The Shift Toward Electronic Bills of Lading

Paper bills of lading create a basic logistical problem: the document has to physically travel from the seller to the buyer (often through one or two banks along the way), and it has to arrive before the ship does. When it doesn’t, cargo sits at the port racking up charges. Electronic bills of lading aim to solve this by replacing the paper original with a digital equivalent that can be transferred instantly.

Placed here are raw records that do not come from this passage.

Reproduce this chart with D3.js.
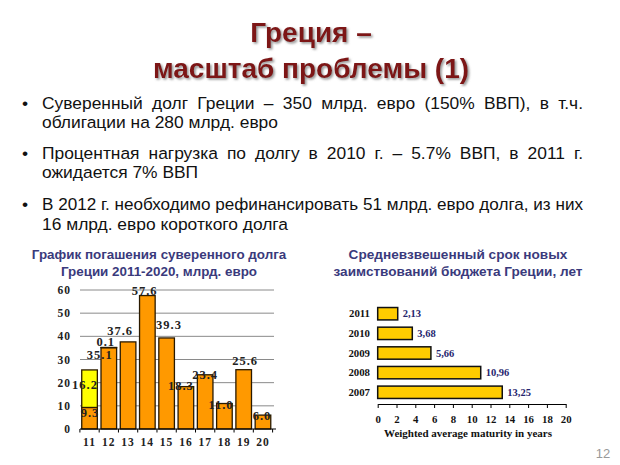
<!DOCTYPE html>
<html><head><meta charset="utf-8">
<script src="https://cdn.jsdelivr.net/npm/d3@7"></script>
<style>body{margin:0;background:#fff}svg{display:block}</style>
</head><body>
<svg id="c" width="620" height="465"></svg>
<script>
// ---------- data ----------
const titleLines = ["Греция –", "масштаб проблемы (1)"];
const bullets = [
  ["Суверенный долг Греции – 350 млрд. евро (150% ВВП), в т.ч.", "облигации на 280 млрд. евро"],
  ["Процентная нагрузка по долгу в 2010 г. – 5.7% ВВП, в 2011 г.", "ожидается 7% ВВП"],
  ["В 2012 г. необходимо рефинансировать 51 млрд. евро долга, из них", "16 млрд. евро короткого долга"]
];
const leftTitle = ["График погашения суверенного долга", "Греции 2011-2020, млрд. евро"];
const years = ["11","12","13","14","15","16","17","18","19","20"];
const baseValues = [9.3, 35.1, 37.6, 57.6, 39.3, 18.3, 23.4, 11.0, 25.6, 6.0];
const topValues  = [16.2, 0.1, 0, 0, 0, 0, 0, 0, 0, 0];
const leftTicks = [0,10,20,30,40,50,60];

const rightTitle = ["Средневзвешенный срок новых", "заимствований бюджета Греции, лет"];
const matYears = ["2011","2010","2009","2008","2007"];
const matValues = [2.13, 3.68, 5.66, 10.96, 13.25];
const matLabels = ["2,13","3,68","5,66","10,96","13,25"];
const rightTicks = [0,2,4,6,8,10,12,14,16,18,20];
const rightAxisTitle = "Weighted average maturity in years";
const pageNumber = "12";

// ---------- drawing ----------
const svg = d3.select("#c");
const sans = "'Liberation Sans', Arial, sans-serif";
const serif = "'Liberation Serif', 'Times New Roman', serif";

const defs = svg.append("defs");
const f = defs.append("filter").attr("id","sh").attr("x","-10%").attr("y","-20%").attr("width","130%").attr("height","150%");
f.append("feDropShadow").attr("dx",1.6).attr("dy",1.6).attr("stdDeviation",1).attr("flood-color","#777").attr("flood-opacity",0.8);

// title
svg.append("g").selectAll("text").data(titleLines).join("text")
  .attr("x", 311).attr("y", (d,i)=> 42 + i*36)
  .attr("text-anchor","middle").attr("font-family",sans).attr("font-weight","bold")
  .attr("font-size", 28).attr("fill","#7d1212").attr("filter","url(#sh)")
  .text(d=>d);

// bullets
const lineY = [[109,128],[159,178],[210,230]];
const textLeft = 42, textRight = 583;
bullets.forEach((b,bi)=>{
  svg.append("text").attr("x",22).attr("y",lineY[bi][0]).attr("font-family",sans)
    .attr("font-size",17.4).attr("fill","#111").text("•");
  b.forEach((line,li)=>{
    const t = svg.append("text").attr("x",textLeft).attr("y",lineY[bi][li])
      .attr("font-family",sans).attr("font-size",17.4).attr("fill","#111").text(line);
    if (li === 0) {
      const w = t.node().getComputedTextLength();
      const n = (line.match(/ /g)||[]).length;
      if (n>0 && w < textRight-textLeft) t.attr("word-spacing", ((textRight-textLeft)-w)/n);
      else if (w > textRight-textLeft) t.attr("textLength", textRight-textLeft).attr("lengthAdjust","spacingAndGlyphs");
    }
  });
});

// ----- left chart -----
const titleColor = "#3a3a7c";
svg.append("g").selectAll("text").data(leftTitle).join("text")
  .attr("x", 159).attr("y",(d,i)=>259+i*17).attr("text-anchor","middle")
  .attr("font-family",sans).attr("font-weight","bold").attr("font-size",13.4)
  .attr("fill",titleColor).text(d=>d);

const x = d3.scaleBand().domain(years).range([80,272.5]).paddingInner(0.19).paddingOuter(0.09);
const y = d3.scaleLinear().domain([0,60]).range([429,290]);
const gL = svg.append("g");

// gridlines
gL.selectAll("line.grid").data(leftTicks.filter(t=>t>0)).join("line")
  .attr("x1",80).attr("x2",274).attr("y1",d=>y(d)).attr("y2",d=>y(d))
  .attr("stroke","#8a8a8a").attr("stroke-width",1);

// y labels
gL.selectAll("text.yl").data(leftTicks).join("text")
  .attr("x",71).attr("y",d=>y(d)+4).attr("text-anchor","end")
  .attr("font-family",serif).attr("font-weight","bold").attr("font-size",11.5)
  .attr("letter-spacing",1).attr("fill","#222").text(d=>d);

// bars
const stack = years.map((yr,i)=>({yr, b:baseValues[i], t:topValues[i]}));
gL.selectAll("rect.b").data(stack).join("rect")
  .attr("x",d=>x(d.yr)).attr("width",x.bandwidth())
  .attr("y",d=>y(d.b)).attr("height",d=>y(0)-y(d.b))
  .attr("fill","#ff9900").attr("stroke","#2a1a00").attr("stroke-width",1.3);
gL.selectAll("rect.t").data(stack.filter(d=>d.t>0)).join("rect")
  .attr("x",d=>x(d.yr)).attr("width",x.bandwidth())
  .attr("y",d=>y(d.b+d.t)).attr("height",d=>y(d.b)-y(d.b+d.t))
  .attr("fill","#ffff00").attr("stroke","#2a1a00").attr("stroke-width",1.3);

// baseline axis
const xAxis = d3.axisBottom(x).tickSize(0).tickPadding(9);
const ax = gL.append("g").attr("transform",`translate(0,${y(0)})`).call(xAxis);
ax.select(".domain").attr("d","M80,0H276").attr("stroke","#000").attr("stroke-width",1.2);
ax.selectAll("text").attr("font-family",serif).attr("font-weight","bold").attr("font-size",11.5)
  .attr("letter-spacing",1).attr("fill","#222");
const bounds = years.map(d=>x(d)-x.step()*x.paddingInner()/2).concat([x(years[years.length-1])+x.bandwidth()+x.step()*x.paddingInner()/2]);
gL.selectAll("line.bt").data(bounds).join("line")
  .attr("x1",d=>d).attr("x2",d=>d).attr("y1",y(0)).attr("y2",y(0)+3.5)
  .attr("stroke","#000");

// value labels: anchored on each segment's top, with small layout nudges [dx, dy] as in the original slide
const topNudge  = [[-4.5,15],[-3,-5.4],null,null,null,null,null,null,null,null];
const baseNudge = [[0.5,5.5],[-9,7.3],[-8,-11],[-2.7,-4.5],[2.4,-13],[-5,-0.6],[0,0],[-3.4,1.5],[1.4,-8.7],[-1,1]];
const lab = [];
stack.forEach((d,i)=>{
  const cx = x(d.yr)+x.bandwidth()/2;
  if (d.t > 0) {
    const n = topNudge[i] || [0,-4];
    lab.push({x:cx+n[0], y:y(d.b+d.t)+n[1]+4, s:d.t.toFixed(1)});
  }
  const n2 = baseNudge[i];
  lab.push({x:cx+n2[0], y:y(d.b)+n2[1]+4, s:d.b.toFixed(1)});
});
gL.selectAll("text.v").data(lab).join("text")
  .attr("x",d=>d.x).attr("y",d=>d.y).attr("text-anchor","middle")
  .attr("font-family",serif).attr("font-weight","bold").attr("font-size",12.5)
  .attr("letter-spacing",1).attr("fill","#222").text(d=>d.s);

// ----- right chart -----
svg.append("g").selectAll("text").data(rightTitle).join("text")
  .attr("x", 458).attr("y",(d,i)=>259+i*17).attr("text-anchor","middle")
  .attr("font-family",sans).attr("font-weight","bold").attr("font-size",13.6)
  .attr("fill",titleColor).text(d=>d);

const xr = d3.scaleLinear().domain([0,20]).range([377.7,565.7]);
const yr = d3.scaleBand().domain(matYears).range([304,402]).paddingInner(0.37).paddingOuter(0.18);
const gR = svg.append("g");
const rd = matYears.map((yy,i)=>({yy, v:matValues[i], l:matLabels[i]}));
gR.selectAll("rect").data(rd).join("rect")
  .attr("x",xr(0)).attr("y",d=>yr(d.yy)).attr("width",d=>xr(d.v)-xr(0)).attr("height",yr.bandwidth())
  .attr("fill","#ffcc00").attr("stroke","#111").attr("stroke-width",1.5);
gR.selectAll("text.vl").data(rd).join("text")
  .attr("x",d=>xr(d.v)+5).attr("y",d=>yr(d.yy)+yr.bandwidth()/2+3.5)
  .attr("font-family",serif).attr("font-weight","bold").attr("font-size",10.5)
  .attr("fill","#26266e").text(d=>d.l);
gR.selectAll("text.cl").data(rd).join("text")
  .attr("x",370).attr("y",d=>yr(d.yy)+yr.bandwidth()/2+3.5).attr("text-anchor","end")
  .attr("font-family",serif).attr("font-weight","bold").attr("font-size",10.8)
  .attr("fill","#111").text(d=>d.yy);
const axR = gR.append("g").attr("transform","translate(0,404)")
  .call(d3.axisBottom(xr).tickValues(rightTicks).tickSize(4).tickSizeOuter(0).tickPadding(7));
axR.select(".domain").attr("stroke","#000");
axR.selectAll(".tick line").attr("stroke","#000");
axR.selectAll("text").attr("font-family",serif).attr("font-weight","bold").attr("font-size",10.8).attr("fill","#111");
gR.append("text").attr("x",468).attr("y",437).attr("text-anchor","middle")
  .attr("font-family",serif).attr("font-weight","bold").attr("font-size",11).attr("fill","#111")
  .text(rightAxisTitle);

// page number
svg.append("text").attr("x",603).attr("y",458).attr("text-anchor","middle")
  .attr("font-family",sans).attr("font-size",13).attr("fill","#999").text(pageNumber);
</script>
</body></html>
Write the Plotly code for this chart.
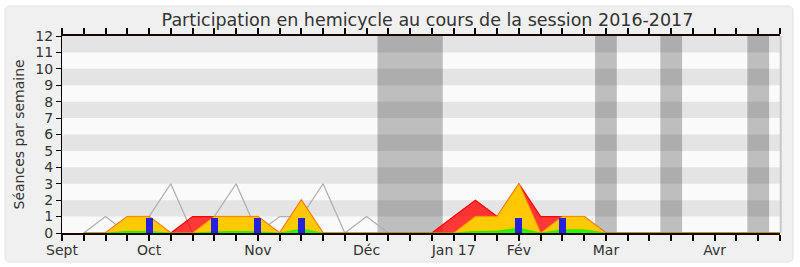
import plotly.graph_objects as go

# ---- data (weekly, week index 1..33) ----
weeks = list(range(1, 34))
median_line = [0, 1, 0, 1, 3, 0, 1, 3, 0, 1, 1, 3, 0, 1, 0, 0, 0, 0, 1, 1, 2, 0, 1, 1, 0,
               0, 0, 0, 0, 0, 0, 0, 0]
presences = [0, 0, 1, 1, 0, 1, 1, 1, 1, 0, 2, 0, 0, 0, 0, 0, 0, 1, 2, 1, 3, 1, 1, 1, 0,
             0, 0, 0, 0, 0, 0, 0, 0]
participations = [0, 0, 1, 1, 0, 0, 1, 1, 1, 0, 2, 0, 0, 0, 0, 0, 0, 0, 1, 1, 3, 0, 1, 1, 0,
                  0, 0, 0, 0, 0, 0, 0, 0]
interventions = [0, 0, 0.1, 0.1, 0, 0, 0.07, 0.1, 0.07, 0, 0.25, 0, 0, 0, 0, 0, 0, 0, 0.1, 0.12,
                 0.3, 0, 0.2, 0.2, 0, 0, 0, 0, 0, 0, 0, 0, 0]
question_weeks = [4, 7, 9, 11, 21, 23]
question_values = [0.9, 0.9, 0.9, 0.9, 0.9, 0.9]
vacances = [(14.5, 17.5), (24.5, 25.5), (27.5, 28.5), (31.5, 32.5)]
month_weeks = [0, 4, 9, 14, 18, 21, 25, 30]
month_names = ["Sept", "Oct", "Nov", "Déc", "Jan 17", "Fév", "Mar", "Avr"]
y_max = 12

FONT = "DejaVu Sans"
TXT = "#333333"

fig = go.Figure()
fig.add_trace(go.Scatter(x=weeks, y=median_line, mode="lines",
                         line=dict(color="#b0b0b0", width=1.3), showlegend=False))
fig.add_trace(go.Scatter(x=weeks, y=presences, mode="lines", fill="tozeroy",
                         fillcolor="rgba(255,0,0,0.78)",
                         line=dict(color="#ff0000", width=1.2), showlegend=False))
fig.add_trace(go.Scatter(x=weeks, y=participations, mode="lines", fill="tozeroy",
                         fillcolor="rgba(255,212,0,0.93)",
                         line=dict(color="rgba(255,170,0,0.55)", width=1.5), showlegend=False))
fig.add_trace(go.Scatter(x=weeks, y=interventions, mode="lines", fill="tozeroy",
                         fillcolor="rgba(0,255,0,0.85)",
                         line=dict(color="rgba(0,230,0,0.9)", width=0.6), showlegend=False))
# bars on an overlaying y axis (same scale) so they are drawn above the filled areas
fig.add_trace(go.Bar(x=question_weeks, y=question_values, width=0.32, xaxis="x", yaxis="y2",
                     marker=dict(color="#2222dd", line=dict(width=0)), showlegend=False))

shapes = []
W, H = 718.0, 197.0
def px(xp):
    return (xp - 62) / W
def py(yp):
    return (233 - yp) / H
x0, x1, y0, y1, r = 5, 793, 6, 262, 5
path = (f"M {px(x0+r)},{py(y0)} L {px(x1-r)},{py(y0)} Q {px(x1)},{py(y0)} {px(x1)},{py(y0+r)} "
        f"L {px(x1)},{py(y1-r)} Q {px(x1)},{py(y1)} {px(x1-r)},{py(y1)} "
        f"L {px(x0+r)},{py(y1)} Q {px(x0)},{py(y1)} {px(x0)},{py(y1-r)} "
        f"L {px(x0)},{py(y0+r)} Q {px(x0)},{py(y0)} {px(x0+r)},{py(y0)} Z")
shapes.append(dict(type="path", path=path, xref="paper", yref="paper", layer="below",
                   fillcolor="#f0f0f0", line=dict(color="#e2e2e2", width=1)))
shapes.append(dict(type="rect", xref="paper", yref="paper", x0=0, x1=1, y0=0, y1=1,
                   layer="below", fillcolor="#fafafa", line=dict(width=0)))
for k in range(1, y_max, 2):
    shapes.append(dict(type="rect", xref="paper", yref="y", x0=0, x1=1, y0=k, y1=k + 1,
                       layer="below", fillcolor="#e4e4e4", line=dict(width=0)))
for a, b in vacances:
    shapes.append(dict(type="rect", xref="x", yref="paper", x0=a, x1=b, y0=0, y1=1,
                       layer="below", fillcolor="rgba(0,0,0,0.24)", line=dict(width=0)))
shapes.append(dict(type="line", xref="paper", yref="paper", x0=1.001, x1=1.001, y0=0, y1=1,
                   line=dict(color="#c8c8c8", width=2)))

fig.update_layout(
    width=800, height=267,
    margin=dict(l=62, r=20, t=36, b=34, autoexpand=False),
    paper_bgcolor="#ffffff",
    plot_bgcolor="#fafafa",
    shapes=shapes,
    bargap=0,
    title=dict(text="Participation en hemicycle au cours de la session 2016-2017",
               x=(427.5 - 62) / W, xref="paper", xanchor="center",
               y=1 - 19.5 / 267, yref="container", yanchor="middle",
               font=dict(family=FONT, size=17.5, color=TXT)),
    xaxis=dict(range=[0, 33], tickmode="array", tickvals=month_weeks, ticktext=month_names,
               ticks="outside", ticklen=6, tickcolor="#000000", tickwidth=1.5,
               minor=dict(ticks="outside", ticklen=6, tickcolor="#000000", tickwidth=1.5,
                          tickmode="linear", tick0=0, dtick=1, showgrid=False),
               showline=True, linecolor="#1a0500", linewidth=1.5, layer="above traces",
               mirror="ticks",
               showgrid=False, zeroline=False, automargin=False,
               ticklabelstandoff=-3,
               tickfont=dict(family=FONT, size=14, color=TXT)),
    yaxis=dict(range=[0, y_max], dtick=1, ticks="outside", ticklen=5, tickcolor="#000000",
               showline=True, linecolor="#000000", linewidth=1,
               showgrid=False, zeroline=False, automargin=False,
               tickfont=dict(family=FONT, size=14, color=TXT)),
    yaxis2=dict(range=[0, y_max], overlaying="y", side="right", showticklabels=False,
                ticks="", showline=False, showgrid=False, zeroline=False, automargin=False),
    annotations=[dict(text="Séances par semaine", xref="paper", yref="paper",
                      x=(18 - 62) / W, y=0.5, textangle=-90, showarrow=False,
                      xanchor="center", yanchor="middle",
                      font=dict(family=FONT, size=14, color=TXT))],
)

fig.write_html("out.html")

The legal challenge has always been that possessing a digital file is not the same as possessing a piece of paper. You can copy a file but you can’t copy an original document — and the entire system depends on there being only one valid original at any time. Several legal frameworks have emerged to address this. The UK’s Electronic Trade Documents Act (2023) allows electronic trade documents to be legally “possessed” if they are held on a system that can verify authenticity and ensure only one party controls the document at a time. Internationally, the UNCITRAL Model Law on Electronic Transferable Records has been adopted by over a dozen jurisdictions, including Singapore, the United Kingdom, France, and China.9UNCITRAL. Status – UNCITRAL Model Law on Electronic Transferable Records

Adoption is accelerating. Industry surveys show that over 73% of container carriers and terminal operators have adopted electronic bill of lading capabilities, and roughly a third of companies still using paper-only processes intend to switch within two years. Major platforms like BOLERO, essDOCS, and WaveBL each provide systems designed to replicate the title-transfer and endorsement functions of paper bills in a digital environment. The technology is no longer experimental — the remaining barriers are mostly about getting every party in the chain (carriers, banks, customs authorities, and freight forwarders) onto compatible systems.

Sea waybills, by contrast, have been electronic-friendly for much longer. Because a waybill doesn’t need to be “possessed” or physically surrendered, digitizing it was legally straightforward. Electronic data interchange systems have handled waybills for decades without the legal complications that plagued electronic bills of lading.